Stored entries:
** start **

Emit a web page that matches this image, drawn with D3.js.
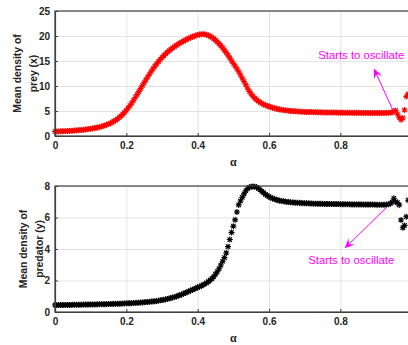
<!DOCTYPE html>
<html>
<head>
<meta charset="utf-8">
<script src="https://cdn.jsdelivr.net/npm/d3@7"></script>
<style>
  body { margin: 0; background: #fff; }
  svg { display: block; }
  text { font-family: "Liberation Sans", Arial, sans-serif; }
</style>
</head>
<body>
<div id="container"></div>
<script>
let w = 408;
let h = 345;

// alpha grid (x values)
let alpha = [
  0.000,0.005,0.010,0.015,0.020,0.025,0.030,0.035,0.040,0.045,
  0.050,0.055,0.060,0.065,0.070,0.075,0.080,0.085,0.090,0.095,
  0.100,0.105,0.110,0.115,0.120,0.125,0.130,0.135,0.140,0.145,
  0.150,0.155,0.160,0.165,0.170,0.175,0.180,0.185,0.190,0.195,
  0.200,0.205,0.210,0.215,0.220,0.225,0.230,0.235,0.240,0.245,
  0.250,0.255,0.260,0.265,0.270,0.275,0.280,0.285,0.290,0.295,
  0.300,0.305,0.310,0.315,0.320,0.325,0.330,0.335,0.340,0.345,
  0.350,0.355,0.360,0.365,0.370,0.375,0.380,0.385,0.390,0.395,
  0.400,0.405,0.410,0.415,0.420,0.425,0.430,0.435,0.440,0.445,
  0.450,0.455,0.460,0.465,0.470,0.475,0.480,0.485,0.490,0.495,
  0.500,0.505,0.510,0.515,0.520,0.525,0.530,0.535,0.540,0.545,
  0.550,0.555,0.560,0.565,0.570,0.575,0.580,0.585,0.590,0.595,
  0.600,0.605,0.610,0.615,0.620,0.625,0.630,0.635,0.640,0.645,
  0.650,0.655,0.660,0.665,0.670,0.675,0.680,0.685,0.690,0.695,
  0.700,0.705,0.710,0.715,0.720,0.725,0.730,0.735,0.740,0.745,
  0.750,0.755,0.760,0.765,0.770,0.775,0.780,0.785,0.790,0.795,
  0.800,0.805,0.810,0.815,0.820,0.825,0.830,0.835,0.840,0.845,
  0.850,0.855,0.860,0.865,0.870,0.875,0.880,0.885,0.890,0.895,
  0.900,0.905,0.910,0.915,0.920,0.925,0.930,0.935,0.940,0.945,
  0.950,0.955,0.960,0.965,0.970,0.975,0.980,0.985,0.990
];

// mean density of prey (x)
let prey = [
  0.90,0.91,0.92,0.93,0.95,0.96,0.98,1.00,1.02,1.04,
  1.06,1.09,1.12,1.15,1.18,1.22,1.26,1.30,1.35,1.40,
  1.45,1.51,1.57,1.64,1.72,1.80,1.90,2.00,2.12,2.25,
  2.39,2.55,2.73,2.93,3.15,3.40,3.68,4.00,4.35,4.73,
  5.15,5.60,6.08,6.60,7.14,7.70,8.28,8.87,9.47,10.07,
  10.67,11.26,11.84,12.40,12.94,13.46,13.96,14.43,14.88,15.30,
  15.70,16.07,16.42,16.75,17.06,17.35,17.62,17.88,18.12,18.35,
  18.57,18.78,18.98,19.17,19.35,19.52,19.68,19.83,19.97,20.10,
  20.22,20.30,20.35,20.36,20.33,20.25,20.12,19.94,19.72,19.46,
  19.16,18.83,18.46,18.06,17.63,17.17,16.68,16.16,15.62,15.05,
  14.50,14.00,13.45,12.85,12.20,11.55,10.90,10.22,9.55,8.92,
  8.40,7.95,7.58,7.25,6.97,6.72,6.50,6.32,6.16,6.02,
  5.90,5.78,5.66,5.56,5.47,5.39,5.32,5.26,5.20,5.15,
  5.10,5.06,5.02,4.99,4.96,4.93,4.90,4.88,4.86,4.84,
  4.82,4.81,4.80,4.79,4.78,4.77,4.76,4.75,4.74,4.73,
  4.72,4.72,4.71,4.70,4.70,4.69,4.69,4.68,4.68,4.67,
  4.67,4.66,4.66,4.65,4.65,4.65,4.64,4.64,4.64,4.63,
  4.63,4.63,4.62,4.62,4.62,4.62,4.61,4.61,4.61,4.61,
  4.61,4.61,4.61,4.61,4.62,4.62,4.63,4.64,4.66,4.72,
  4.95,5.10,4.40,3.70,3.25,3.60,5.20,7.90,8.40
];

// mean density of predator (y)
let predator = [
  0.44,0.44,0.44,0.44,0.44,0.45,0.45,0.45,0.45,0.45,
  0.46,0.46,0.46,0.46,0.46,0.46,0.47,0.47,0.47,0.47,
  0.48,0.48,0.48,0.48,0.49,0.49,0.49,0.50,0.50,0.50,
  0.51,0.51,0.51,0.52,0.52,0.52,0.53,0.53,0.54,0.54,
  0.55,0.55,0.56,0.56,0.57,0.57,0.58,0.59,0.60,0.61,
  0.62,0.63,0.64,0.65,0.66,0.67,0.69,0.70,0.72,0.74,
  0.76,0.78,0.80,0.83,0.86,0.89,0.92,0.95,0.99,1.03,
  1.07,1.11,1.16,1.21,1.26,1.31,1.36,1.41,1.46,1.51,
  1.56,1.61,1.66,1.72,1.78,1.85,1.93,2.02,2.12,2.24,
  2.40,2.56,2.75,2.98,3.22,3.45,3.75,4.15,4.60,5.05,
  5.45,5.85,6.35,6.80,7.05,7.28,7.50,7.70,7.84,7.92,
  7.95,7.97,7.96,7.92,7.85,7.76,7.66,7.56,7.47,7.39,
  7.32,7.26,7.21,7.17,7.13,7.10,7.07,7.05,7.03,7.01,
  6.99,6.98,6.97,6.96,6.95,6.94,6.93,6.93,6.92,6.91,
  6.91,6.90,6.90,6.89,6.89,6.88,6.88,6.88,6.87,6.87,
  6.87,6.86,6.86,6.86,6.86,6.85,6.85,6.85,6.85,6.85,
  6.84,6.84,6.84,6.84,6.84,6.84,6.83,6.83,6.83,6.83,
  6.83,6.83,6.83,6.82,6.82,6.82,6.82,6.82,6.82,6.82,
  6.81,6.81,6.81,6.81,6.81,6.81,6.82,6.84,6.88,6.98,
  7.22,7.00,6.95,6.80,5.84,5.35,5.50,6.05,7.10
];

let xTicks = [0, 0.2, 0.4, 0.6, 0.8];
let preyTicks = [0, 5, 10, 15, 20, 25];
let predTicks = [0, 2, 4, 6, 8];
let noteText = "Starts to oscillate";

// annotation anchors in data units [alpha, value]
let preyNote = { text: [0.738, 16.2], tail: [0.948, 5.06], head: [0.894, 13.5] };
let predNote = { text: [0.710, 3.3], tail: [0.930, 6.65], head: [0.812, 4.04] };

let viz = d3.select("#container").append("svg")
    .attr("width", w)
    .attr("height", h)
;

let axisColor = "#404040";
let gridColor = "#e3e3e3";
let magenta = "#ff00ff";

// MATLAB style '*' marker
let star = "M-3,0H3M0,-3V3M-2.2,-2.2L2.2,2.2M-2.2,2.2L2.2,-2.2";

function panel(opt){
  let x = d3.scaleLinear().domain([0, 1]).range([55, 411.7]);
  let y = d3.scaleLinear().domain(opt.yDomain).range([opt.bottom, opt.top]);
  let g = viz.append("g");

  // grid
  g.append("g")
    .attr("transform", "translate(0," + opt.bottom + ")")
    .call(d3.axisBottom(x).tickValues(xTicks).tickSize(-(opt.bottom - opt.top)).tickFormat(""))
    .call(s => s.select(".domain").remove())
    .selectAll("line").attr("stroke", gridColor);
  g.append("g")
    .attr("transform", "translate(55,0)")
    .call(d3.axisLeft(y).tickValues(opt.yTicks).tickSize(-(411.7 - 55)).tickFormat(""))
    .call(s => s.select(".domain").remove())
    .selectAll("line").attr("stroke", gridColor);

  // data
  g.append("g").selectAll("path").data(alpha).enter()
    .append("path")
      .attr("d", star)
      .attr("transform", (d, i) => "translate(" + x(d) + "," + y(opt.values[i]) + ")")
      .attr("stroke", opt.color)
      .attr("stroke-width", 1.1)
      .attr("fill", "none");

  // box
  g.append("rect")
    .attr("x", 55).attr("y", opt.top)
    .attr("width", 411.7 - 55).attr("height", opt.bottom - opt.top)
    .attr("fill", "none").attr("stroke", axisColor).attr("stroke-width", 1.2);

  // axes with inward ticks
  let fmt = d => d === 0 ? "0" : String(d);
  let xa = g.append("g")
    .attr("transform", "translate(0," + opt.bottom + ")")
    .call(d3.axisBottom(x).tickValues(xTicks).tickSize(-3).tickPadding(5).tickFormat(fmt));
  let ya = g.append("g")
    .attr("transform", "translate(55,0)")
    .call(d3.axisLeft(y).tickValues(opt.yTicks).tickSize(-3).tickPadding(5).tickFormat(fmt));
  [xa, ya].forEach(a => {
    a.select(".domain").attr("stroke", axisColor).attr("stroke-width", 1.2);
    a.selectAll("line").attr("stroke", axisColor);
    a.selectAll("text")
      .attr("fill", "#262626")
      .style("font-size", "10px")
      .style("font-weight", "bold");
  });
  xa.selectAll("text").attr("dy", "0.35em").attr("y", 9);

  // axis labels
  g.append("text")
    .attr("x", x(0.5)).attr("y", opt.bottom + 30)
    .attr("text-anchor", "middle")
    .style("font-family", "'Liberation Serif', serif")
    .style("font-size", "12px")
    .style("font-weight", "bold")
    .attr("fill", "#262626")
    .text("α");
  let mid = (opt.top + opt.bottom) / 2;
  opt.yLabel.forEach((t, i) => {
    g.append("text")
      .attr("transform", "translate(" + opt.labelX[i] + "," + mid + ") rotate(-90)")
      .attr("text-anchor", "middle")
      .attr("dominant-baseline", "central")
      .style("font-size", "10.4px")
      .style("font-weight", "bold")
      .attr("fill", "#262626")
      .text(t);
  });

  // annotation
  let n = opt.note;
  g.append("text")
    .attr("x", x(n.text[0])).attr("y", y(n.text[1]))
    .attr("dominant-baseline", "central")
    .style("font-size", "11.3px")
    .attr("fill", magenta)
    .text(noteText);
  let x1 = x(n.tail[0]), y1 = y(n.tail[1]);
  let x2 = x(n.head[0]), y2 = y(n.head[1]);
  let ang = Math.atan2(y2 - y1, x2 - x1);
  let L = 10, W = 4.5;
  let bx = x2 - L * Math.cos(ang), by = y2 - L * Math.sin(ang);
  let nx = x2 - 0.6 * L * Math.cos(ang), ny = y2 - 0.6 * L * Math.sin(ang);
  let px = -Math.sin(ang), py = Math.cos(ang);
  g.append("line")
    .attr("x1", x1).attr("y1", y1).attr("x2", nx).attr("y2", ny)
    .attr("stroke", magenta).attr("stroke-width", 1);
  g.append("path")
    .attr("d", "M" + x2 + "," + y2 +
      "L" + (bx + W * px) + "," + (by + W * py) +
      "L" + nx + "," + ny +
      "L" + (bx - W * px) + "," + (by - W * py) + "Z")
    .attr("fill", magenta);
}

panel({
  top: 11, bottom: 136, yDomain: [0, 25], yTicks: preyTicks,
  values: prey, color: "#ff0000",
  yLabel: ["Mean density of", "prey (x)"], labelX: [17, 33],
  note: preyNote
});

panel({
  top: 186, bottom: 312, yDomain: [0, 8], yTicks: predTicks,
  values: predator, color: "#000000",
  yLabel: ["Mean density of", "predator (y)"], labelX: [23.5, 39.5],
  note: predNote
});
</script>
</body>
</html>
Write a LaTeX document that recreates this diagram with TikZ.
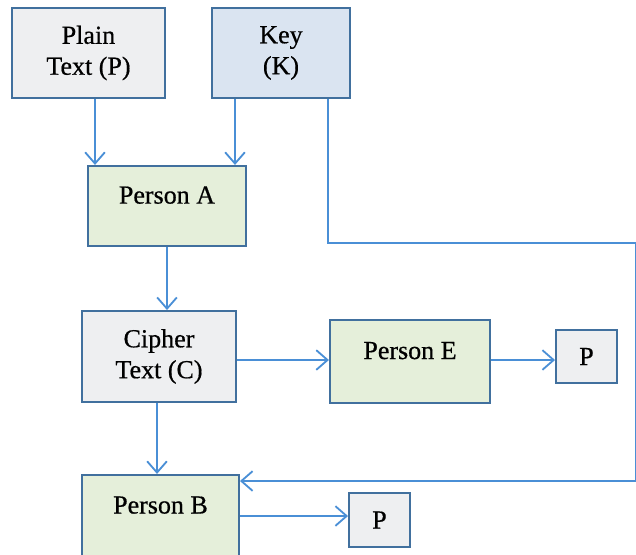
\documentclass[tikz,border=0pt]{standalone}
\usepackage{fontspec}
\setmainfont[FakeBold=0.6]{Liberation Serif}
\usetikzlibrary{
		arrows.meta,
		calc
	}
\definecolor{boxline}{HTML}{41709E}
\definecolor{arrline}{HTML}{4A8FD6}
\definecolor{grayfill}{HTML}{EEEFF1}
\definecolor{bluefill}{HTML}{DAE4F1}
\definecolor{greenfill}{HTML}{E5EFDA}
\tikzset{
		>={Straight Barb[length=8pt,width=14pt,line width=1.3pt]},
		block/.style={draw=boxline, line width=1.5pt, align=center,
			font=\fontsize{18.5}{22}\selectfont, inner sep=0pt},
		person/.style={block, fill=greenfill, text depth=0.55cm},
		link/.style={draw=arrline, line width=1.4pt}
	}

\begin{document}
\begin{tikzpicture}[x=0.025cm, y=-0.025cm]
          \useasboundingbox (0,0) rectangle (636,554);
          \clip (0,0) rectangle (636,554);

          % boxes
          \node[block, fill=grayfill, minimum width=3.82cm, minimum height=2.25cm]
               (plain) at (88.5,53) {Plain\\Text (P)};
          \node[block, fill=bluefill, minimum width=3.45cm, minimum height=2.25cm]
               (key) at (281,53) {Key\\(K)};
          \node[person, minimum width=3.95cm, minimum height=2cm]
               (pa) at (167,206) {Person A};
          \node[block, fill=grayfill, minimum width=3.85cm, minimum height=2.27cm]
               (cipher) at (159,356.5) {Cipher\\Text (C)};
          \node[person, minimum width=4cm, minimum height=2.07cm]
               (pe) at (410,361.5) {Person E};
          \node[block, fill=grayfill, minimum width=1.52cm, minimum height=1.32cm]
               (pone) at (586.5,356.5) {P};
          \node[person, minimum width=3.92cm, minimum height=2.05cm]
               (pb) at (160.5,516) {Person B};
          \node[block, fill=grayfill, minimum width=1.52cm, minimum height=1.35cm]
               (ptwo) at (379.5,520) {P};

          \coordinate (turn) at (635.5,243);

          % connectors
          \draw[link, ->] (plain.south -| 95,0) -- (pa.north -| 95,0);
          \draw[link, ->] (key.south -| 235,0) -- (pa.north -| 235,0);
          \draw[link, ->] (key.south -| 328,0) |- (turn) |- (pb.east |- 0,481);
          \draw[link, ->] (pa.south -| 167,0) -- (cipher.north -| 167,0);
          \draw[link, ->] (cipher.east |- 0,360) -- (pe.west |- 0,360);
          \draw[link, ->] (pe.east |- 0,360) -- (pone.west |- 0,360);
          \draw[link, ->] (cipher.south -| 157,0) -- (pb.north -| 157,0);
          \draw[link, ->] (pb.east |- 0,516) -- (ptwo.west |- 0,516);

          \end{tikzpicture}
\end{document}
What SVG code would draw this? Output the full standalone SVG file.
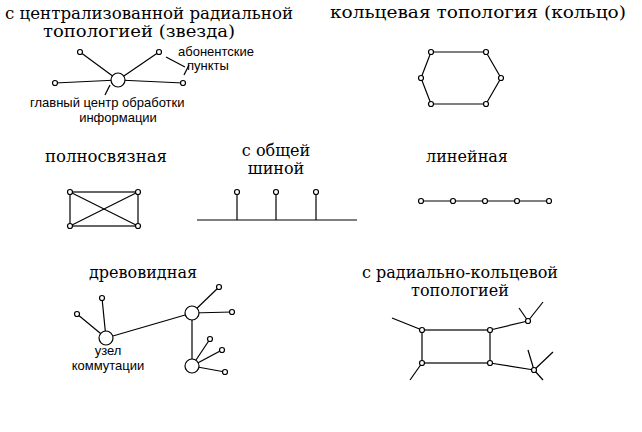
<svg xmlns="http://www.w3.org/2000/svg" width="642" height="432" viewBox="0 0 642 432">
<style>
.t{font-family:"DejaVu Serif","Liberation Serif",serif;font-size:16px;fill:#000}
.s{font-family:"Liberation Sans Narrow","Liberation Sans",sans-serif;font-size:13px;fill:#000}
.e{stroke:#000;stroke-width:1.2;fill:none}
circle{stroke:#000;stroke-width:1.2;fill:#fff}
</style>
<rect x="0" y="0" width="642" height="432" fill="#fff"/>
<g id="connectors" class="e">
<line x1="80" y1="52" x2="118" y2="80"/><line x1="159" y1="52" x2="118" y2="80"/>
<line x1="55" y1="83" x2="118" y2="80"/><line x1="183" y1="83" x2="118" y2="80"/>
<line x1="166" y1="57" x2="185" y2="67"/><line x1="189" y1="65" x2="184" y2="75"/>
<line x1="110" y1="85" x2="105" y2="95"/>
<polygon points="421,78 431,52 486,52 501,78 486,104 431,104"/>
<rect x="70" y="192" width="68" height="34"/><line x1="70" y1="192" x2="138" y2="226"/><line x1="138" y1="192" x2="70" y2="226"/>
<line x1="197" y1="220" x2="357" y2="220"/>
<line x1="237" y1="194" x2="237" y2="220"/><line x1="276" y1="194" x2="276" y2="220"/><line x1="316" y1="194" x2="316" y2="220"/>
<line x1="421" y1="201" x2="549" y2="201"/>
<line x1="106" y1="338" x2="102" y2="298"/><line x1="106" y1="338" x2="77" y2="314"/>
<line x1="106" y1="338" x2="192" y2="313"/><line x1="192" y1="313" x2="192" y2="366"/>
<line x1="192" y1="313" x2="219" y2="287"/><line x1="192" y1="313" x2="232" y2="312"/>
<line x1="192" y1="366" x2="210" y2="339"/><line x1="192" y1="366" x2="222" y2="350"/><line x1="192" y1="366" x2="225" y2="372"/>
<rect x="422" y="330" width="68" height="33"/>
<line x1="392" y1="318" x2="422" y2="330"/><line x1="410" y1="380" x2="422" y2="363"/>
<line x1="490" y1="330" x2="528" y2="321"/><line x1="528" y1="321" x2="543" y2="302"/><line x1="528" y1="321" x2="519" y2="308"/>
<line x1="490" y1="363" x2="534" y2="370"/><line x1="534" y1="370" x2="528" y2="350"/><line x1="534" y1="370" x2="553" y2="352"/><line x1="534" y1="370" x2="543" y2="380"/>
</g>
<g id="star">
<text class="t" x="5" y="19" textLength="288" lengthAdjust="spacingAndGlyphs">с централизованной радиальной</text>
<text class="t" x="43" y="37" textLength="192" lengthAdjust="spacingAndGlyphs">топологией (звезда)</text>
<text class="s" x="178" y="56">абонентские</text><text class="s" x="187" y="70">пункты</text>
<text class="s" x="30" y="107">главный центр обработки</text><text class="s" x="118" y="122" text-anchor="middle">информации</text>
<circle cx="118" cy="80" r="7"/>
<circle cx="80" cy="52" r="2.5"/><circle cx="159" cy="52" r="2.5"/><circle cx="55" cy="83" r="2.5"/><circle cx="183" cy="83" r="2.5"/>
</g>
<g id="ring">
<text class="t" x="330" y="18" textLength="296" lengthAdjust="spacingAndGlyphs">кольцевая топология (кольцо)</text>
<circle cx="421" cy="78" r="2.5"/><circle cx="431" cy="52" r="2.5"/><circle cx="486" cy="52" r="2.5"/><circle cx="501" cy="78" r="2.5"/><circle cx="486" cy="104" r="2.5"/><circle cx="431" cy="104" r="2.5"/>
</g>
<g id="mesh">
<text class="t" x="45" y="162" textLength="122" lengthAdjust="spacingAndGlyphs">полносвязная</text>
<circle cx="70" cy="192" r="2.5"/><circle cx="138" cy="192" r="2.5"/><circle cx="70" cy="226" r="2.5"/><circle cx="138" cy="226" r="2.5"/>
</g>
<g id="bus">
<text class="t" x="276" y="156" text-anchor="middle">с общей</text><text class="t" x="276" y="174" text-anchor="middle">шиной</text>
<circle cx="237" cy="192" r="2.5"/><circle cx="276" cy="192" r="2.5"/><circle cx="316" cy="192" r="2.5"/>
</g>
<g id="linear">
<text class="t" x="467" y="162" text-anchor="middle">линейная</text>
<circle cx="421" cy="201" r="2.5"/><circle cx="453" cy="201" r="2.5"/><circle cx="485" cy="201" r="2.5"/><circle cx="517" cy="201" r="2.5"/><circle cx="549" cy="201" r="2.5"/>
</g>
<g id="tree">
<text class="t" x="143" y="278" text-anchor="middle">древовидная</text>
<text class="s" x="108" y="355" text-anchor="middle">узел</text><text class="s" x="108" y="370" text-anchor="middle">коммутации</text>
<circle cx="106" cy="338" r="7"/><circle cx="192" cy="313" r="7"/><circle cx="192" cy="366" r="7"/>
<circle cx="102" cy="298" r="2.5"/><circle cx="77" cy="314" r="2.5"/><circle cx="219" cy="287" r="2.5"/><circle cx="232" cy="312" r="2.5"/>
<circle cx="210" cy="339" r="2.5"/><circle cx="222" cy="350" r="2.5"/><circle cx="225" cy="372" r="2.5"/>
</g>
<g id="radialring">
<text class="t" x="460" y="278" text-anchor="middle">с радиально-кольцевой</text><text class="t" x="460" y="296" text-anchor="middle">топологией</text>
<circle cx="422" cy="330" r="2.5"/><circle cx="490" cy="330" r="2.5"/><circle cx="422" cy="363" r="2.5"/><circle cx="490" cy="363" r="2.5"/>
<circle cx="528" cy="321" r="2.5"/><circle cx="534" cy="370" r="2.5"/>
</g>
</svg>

** end **

*Instructions to follow*. Your task is to reproduce exactly the lines from the start of the data above through the line containing "let h = 345;", leaving every picture out.

*Solution to the problem*.
Emit a web page that matches this image, drawn with D3.js.
<!DOCTYPE html>
<html>
<head>
<meta charset="utf-8">
<script src="https://cdn.jsdelivr.net/npm/d3@7"></script>
<style>
  body { margin: 0; background: #fff; }
  svg { display: block; }
  text { font-family: "Liberation Sans", Arial, sans-serif; }
</style>
</head>
<body>
<div id="container"></div>
<script>
let w = 408;
let h = 345;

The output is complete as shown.